(THE PROBLEM): Output every entry exactly as written, but omit the pictures.

(EXTRACTED INFORMATION):
------------

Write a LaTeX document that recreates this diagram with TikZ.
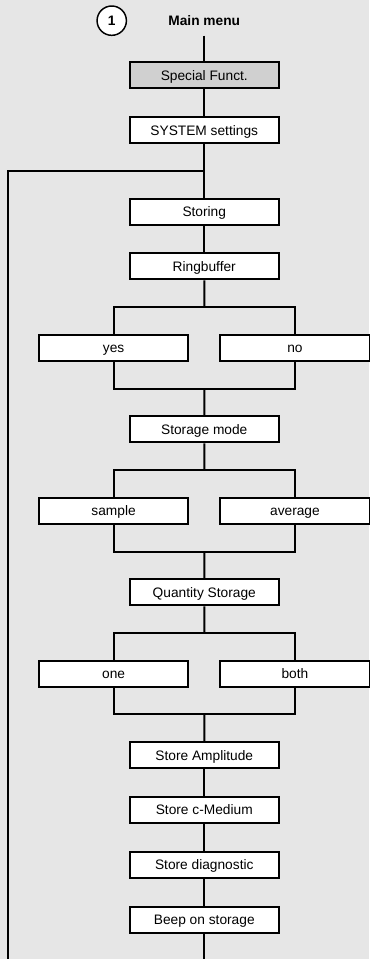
\documentclass[tikz,border=0pt]{standalone}
\usepackage{fontspec}
\setmainfont{Liberation Sans}
\usepackage{xcolor}
\usetikzlibrary{positioning,calc}

\definecolor{panelgray}{HTML}{E6E6E6}
\definecolor{headgray}{HTML}{D0D0D0}

\begin{document}
\begin{tikzpicture}[
		node distance=20pt and 8mm,
		font=\fontsize{10.3}{12}\selectfont,
		menubox/.style={
			draw,
			fill=white,
			line width=1.5pt,
			minimum width=112pt,
			minimum height=19.6pt,
			inner sep=0pt,
			text height=7.4pt,
			text depth=0pt,
			align=center
		},
		numcircle/.style={
			draw,
			circle,
			fill=white,
			line width=1.1pt,
			minimum size=22pt,
			inner sep=0pt,
			text height=7.4pt,
			text depth=0pt,
			font=\fontsize{10.3}{12}\selectfont\bfseries
		},
		link/.style={line width=1.5pt}
	]
		% background and page size
		\fill[panelgray] (0,0) rectangle (276.75pt,-719.25pt);
		\useasboundingbox (0,0) rectangle (276.75pt,-719.25pt);

		\node[numcircle] (num) at (83.8pt,-15.5pt) {1};
		\node[font=\fontsize{10.3}{12}\selectfont\bfseries, text height=7.4pt, text depth=0pt] (mainmenu) at (153.2pt,-15.5pt) {Main menu};

		\node[menubox, fill=headgray] (special) at (153.2pt,-56.5pt) {Special Funct.};
		\node[menubox, below=of special] (system) {SYSTEM settings};
		\node[menubox, below=40pt of system] (storing) {Storing};
		\node[menubox, below=of storing] (ringbuffer) {Ringbuffer};

		\node[menubox, below=40pt of ringbuffer, xshift=-68pt] (yes) {yes};
		\node[menubox, below=40pt of ringbuffer, xshift=68pt] (no) {no};
		\node[menubox, below=40pt of yes, xshift=68pt] (storagemode) {Storage mode};

		\node[menubox, below=40pt of storagemode, xshift=-68pt] (sample) {sample};
		\node[menubox, below=40pt of storagemode, xshift=68pt] (average) {average};
		\node[menubox, below=40pt of sample, xshift=68pt] (quantity) {Quantity Storage};

		\node[menubox, below=40pt of quantity, xshift=-68pt] (one) {one};
		\node[menubox, below=40pt of quantity, xshift=68pt] (both) {both};
		\node[menubox, below=40pt of one, xshift=68pt] (amplitude) {Store Amplitude};

		\node[menubox, below=of amplitude] (cmedium) {Store c-Medium};
		\node[menubox, below=of cmedium] (diagnostic) {Store diagnostic};
		\node[menubox, below=of diagnostic] (beep) {Beep on storage};

		% junctions
		\coordinate (loopjoin) at ($(system.south)!0.5!(storing.north)$);
		\coordinate (split1) at ($(ringbuffer.south)!0.5!(ringbuffer.south |- yes.north)$);
		\coordinate (merge1) at ($(storagemode.north)!0.5!(storagemode.north |- yes.south)$);
		\coordinate (split2) at ($(storagemode.south)!0.5!(storagemode.south |- sample.north)$);
		\coordinate (merge2) at ($(quantity.north)!0.5!(quantity.north |- sample.south)$);
		\coordinate (split3) at ($(quantity.south)!0.5!(quantity.south |- one.north)$);
		\coordinate (merge3) at ($(amplitude.north)!0.5!(amplitude.north |- one.south)$);
		\coordinate (loopend) at (6pt,-720pt);
		\coordinate (spineend) at (beep |- loopend);

		\draw[link, shorten <=4pt] (mainmenu.south) -- (special.north);
		\draw[link] (special) -- (system);
		\draw[link] (system) -- (storing);
		\draw[link] (storing) -- (ringbuffer);
		\draw[link] (loopjoin) -| (loopend);

		\draw[link] (ringbuffer) -- (split1);
		\draw[link] (yes.north) |- (split1) -| (no.north);
		\draw[link] (yes.south) |- (merge1) -| (no.south);
		\draw[link] (merge1) -- (storagemode);

		\draw[link] (storagemode) -- (split2);
		\draw[link] (sample.north) |- (split2) -| (average.north);
		\draw[link] (sample.south) |- (merge2) -| (average.south);
		\draw[link] (merge2) -- (quantity);

		\draw[link] (quantity) -- (split3);
		\draw[link] (one.north) |- (split3) -| (both.north);
		\draw[link] (one.south) |- (merge3) -| (both.south);
		\draw[link] (merge3) -- (amplitude);

		\draw[link] (amplitude) -- (cmedium);
		\draw[link] (cmedium) -- (diagnostic);
		\draw[link] (diagnostic) -- (beep);
		\draw[link] (beep) -- (spineend);
	\end{tikzpicture}
\end{document}
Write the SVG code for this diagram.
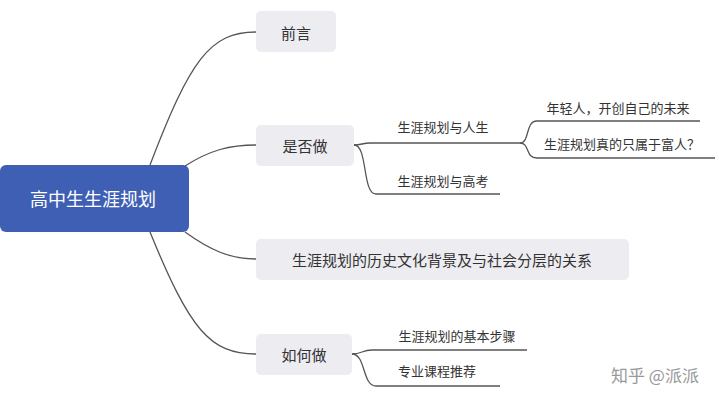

------------

(TASK ANSWER):
Write a LaTeX document that recreates this diagram with TikZ.
\documentclass[tikz,border=0pt]{standalone}
\usepackage{fontspec}
\setmainfont{Liberation Sans}
\usepackage{xcolor}
\usetikzlibrary{positioning,calc}

\definecolor{panelgray}{HTML}{E6E6E6}
\definecolor{headgray}{HTML}{D0D0D0}

\begin{document}
\begin{tikzpicture}[
		node distance=20pt and 8mm,
		font=\fontsize{10.3}{12}\selectfont,
		menubox/.style={
			draw,
			fill=white,
			line width=1.5pt,
			minimum width=112pt,
			minimum height=19.6pt,
			inner sep=0pt,
			text height=7.4pt,
			text depth=0pt,
			align=center
		},
		numcircle/.style={
			draw,
			circle,
			fill=white,
			line width=1.1pt,
			minimum size=22pt,
			inner sep=0pt,
			text height=7.4pt,
			text depth=0pt,
			font=\fontsize{10.3}{12}\selectfont\bfseries
		},
		link/.style={line width=1.5pt}
	]
		% background and page size
		\fill[panelgray] (0,0) rectangle (276.75pt,-719.25pt);
		\useasboundingbox (0,0) rectangle (276.75pt,-719.25pt);

		\node[numcircle] (num) at (83.8pt,-15.5pt) {1};
		\node[font=\fontsize{10.3}{12}\selectfont\bfseries, text height=7.4pt, text depth=0pt] (mainmenu) at (153.2pt,-15.5pt) {Main menu};

		\node[menubox, fill=headgray] (special) at (153.2pt,-56.5pt) {Special Funct.};
		\node[menubox, below=of special] (system) {SYSTEM settings};
		\node[menubox, below=40pt of system] (storing) {Storing};
		\node[menubox, below=of storing] (ringbuffer) {Ringbuffer};

		\node[menubox, below=40pt of ringbuffer, xshift=-68pt] (yes) {yes};
		\node[menubox, below=40pt of ringbuffer, xshift=68pt] (no) {no};
		\node[menubox, below=40pt of yes, xshift=68pt] (storagemode) {Storage mode};

		\node[menubox, below=40pt of storagemode, xshift=-68pt] (sample) {sample};
		\node[menubox, below=40pt of storagemode, xshift=68pt] (average) {average};
		\node[menubox, below=40pt of sample, xshift=68pt] (quantity) {Quantity Storage};

		\node[menubox, below=40pt of quantity, xshift=-68pt] (one) {one};
		\node[menubox, below=40pt of quantity, xshift=68pt] (both) {both};
		\node[menubox, below=40pt of one, xshift=68pt] (amplitude) {Store Amplitude};

		\node[menubox, below=of amplitude] (cmedium) {Store c-Medium};
		\node[menubox, below=of cmedium] (diagnostic) {Store diagnostic};
		\node[menubox, below=of diagnostic] (beep) {Beep on storage};

		% junctions
		\coordinate (loopjoin) at ($(system.south)!0.5!(storing.north)$);
		\coordinate (split1) at ($(ringbuffer.south)!0.5!(ringbuffer.south |- yes.north)$);
		\coordinate (merge1) at ($(storagemode.north)!0.5!(storagemode.north |- yes.south)$);
		\coordinate (split2) at ($(storagemode.south)!0.5!(storagemode.south |- sample.north)$);
		\coordinate (merge2) at ($(quantity.north)!0.5!(quantity.north |- sample.south)$);
		\coordinate (split3) at ($(quantity.south)!0.5!(quantity.south |- one.north)$);
		\coordinate (merge3) at ($(amplitude.north)!0.5!(amplitude.north |- one.south)$);
		\coordinate (loopend) at (6pt,-720pt);
		\coordinate (spineend) at (beep |- loopend);

		\draw[link, shorten <=4pt] (mainmenu.south) -- (special.north);
		\draw[link] (special) -- (system);
		\draw[link] (system) -- (storing);
		\draw[link] (storing) -- (ringbuffer);
		\draw[link] (loopjoin) -| (loopend);

		\draw[link] (ringbuffer) -- (split1);
		\draw[link] (yes.north) |- (split1) -| (no.north);
		\draw[link] (yes.south) |- (merge1) -| (no.south);
		\draw[link] (merge1) -- (storagemode);

		\draw[link] (storagemode) -- (split2);
		\draw[link] (sample.north) |- (split2) -| (average.north);
		\draw[link] (sample.south) |- (merge2) -| (average.south);
		\draw[link] (merge2) -- (quantity);

		\draw[link] (quantity) -- (split3);
		\draw[link] (one.north) |- (split3) -| (both.north);
		\draw[link] (one.south) |- (merge3) -| (both.south);
		\draw[link] (merge3) -- (amplitude);

		\draw[link] (amplitude) -- (cmedium);
		\draw[link] (cmedium) -- (diagnostic);
		\draw[link] (diagnostic) -- (beep);
		\draw[link] (beep) -- (spineend);
	\end{tikzpicture}
\end{document}
Write the SVG code for this diagram.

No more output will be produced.